Start of Information supplied

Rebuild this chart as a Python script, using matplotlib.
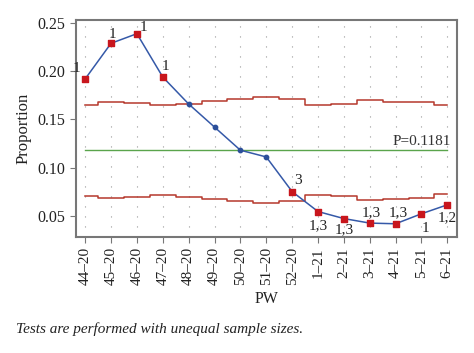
import matplotlib.pyplot as plt
import numpy as np

plt.rcParams['font.family'] = ['Liberation Serif', 'DejaVu Serif']

weeks = ['44\u201320', '45\u201320', '46\u201320', '47\u201320', '48\u201320', '49\u201320',
         '50\u201320', '51\u201320', '52\u201320', '1\u201321', '2\u201321', '3\u201321',
         '4\u201321', '5\u201321', '6\u201321']
proportion = [0.192, 0.229, 0.239, 0.194, 0.166, 0.142, 0.118, 0.111, 0.075,
              0.0543, 0.047, 0.0423, 0.0416, 0.052, 0.0613]
ucl = [0.165, 0.1676, 0.1666, 0.1645, 0.1658, 0.169, 0.171, 0.1734, 0.1707,
       0.1645, 0.1661, 0.1697, 0.168, 0.168, 0.1645]
lcl = [0.070, 0.0682, 0.0692, 0.0713, 0.0692, 0.0675, 0.0654, 0.063, 0.0657,
       0.0713, 0.070, 0.0667, 0.0675, 0.0685, 0.072]
p_bar = 0.1181
flags = ['1', '1', '1', '1', '', '', '', '', '3', '1,3', '1,3', '1,3', '1,3', '1', '1,2']
# label offsets in points (dx, dy)
offsets = [(-6, 3), (1, 2), (5, 0), (2, 3), None, None, None, None, (4, 3),
           (0, -15), (0, -13), (1, 3), (2, 3), (3, -15), (0, -14)]

x = np.arange(len(weeks))
out = np.array([f != '' for f in flags])
prop = np.array(proportion)

fig = plt.figure(figsize=(4.74, 3.53), dpi=100)
ax = fig.add_axes([0.160, 0.329, 0.804, 0.614])

ax.step(x, ucl, where='mid', color='#b5382c', lw=1.1)
ax.step(x, lcl, where='mid', color='#b5382c', lw=1.1)
ax.plot([x[0], x[-1]], [p_bar, p_bar], color='#5aa44c', lw=1.0)
ax.text(x[-1] + 0.12, p_bar + 0.002, 'P=0.1181', ha='right', va='bottom', fontsize=11,
        color='#333333')

ax.plot(x, proportion, color='#3559a8', lw=1.1, zorder=3)
ax.scatter(x[out], prop[out], marker='s', s=18, color='#c8161d', zorder=4)
ax.scatter(x[~out], prop[~out], marker='o', s=10, color='#2c4f9a', zorder=4)

for i, f in enumerate(flags):
    if f:
        ax.annotate(f, (x[i], proportion[i]), xytext=offsets[i], textcoords='offset points',
                    ha='center', va='bottom', fontsize=11, color='#222222')

ax.set_xlim(-0.36, len(weeks) - 1 + 0.37)
ax.set_ylim(0.028, 0.2531)
ax.set_yticks([0.05, 0.10, 0.15, 0.20, 0.25])
ax.set_yticklabels(['0.05', '0.10', '0.15', '0.20', '0.25'])
ax.set_xticks(x)
ax.set_xticklabels(weeks, rotation=90)
ax.tick_params(labelsize=11, colors='#777777', labelcolor='#222222', length=4)
ax.tick_params(axis='y', labelsize=11.5)
ax.grid(axis='x', color='#999999', linestyle=(0, (1, 8)), lw=0.8)
for s in ax.spines.values():
    s.set_color('#777777')
    s.set_linewidth(1.5)

ax.set_ylabel('Proportion', fontsize=12, color='#222222')
ax.set_xlabel('PW', fontsize=11.5, color='#222222', labelpad=4)
fig.text(0.034, 0.058, 'Tests are performed with unequal sample sizes.', fontsize=11,
         style='italic', color='#222222')

fig.savefig('out.png', dpi=100)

End of Information supplied

■ Direction ■
Extract the lines exactly, please: the first line of the listing, the line with "plt.rcParams['font.family'] = ['Liberation", and every line between them, but no pictures.

■ The solution ■
Rebuild this chart as a Python script, using matplotlib.
import matplotlib.pyplot as plt
import numpy as np

plt.rcParams['font.family'] = ['Liberation Serif', 'DejaVu Serif']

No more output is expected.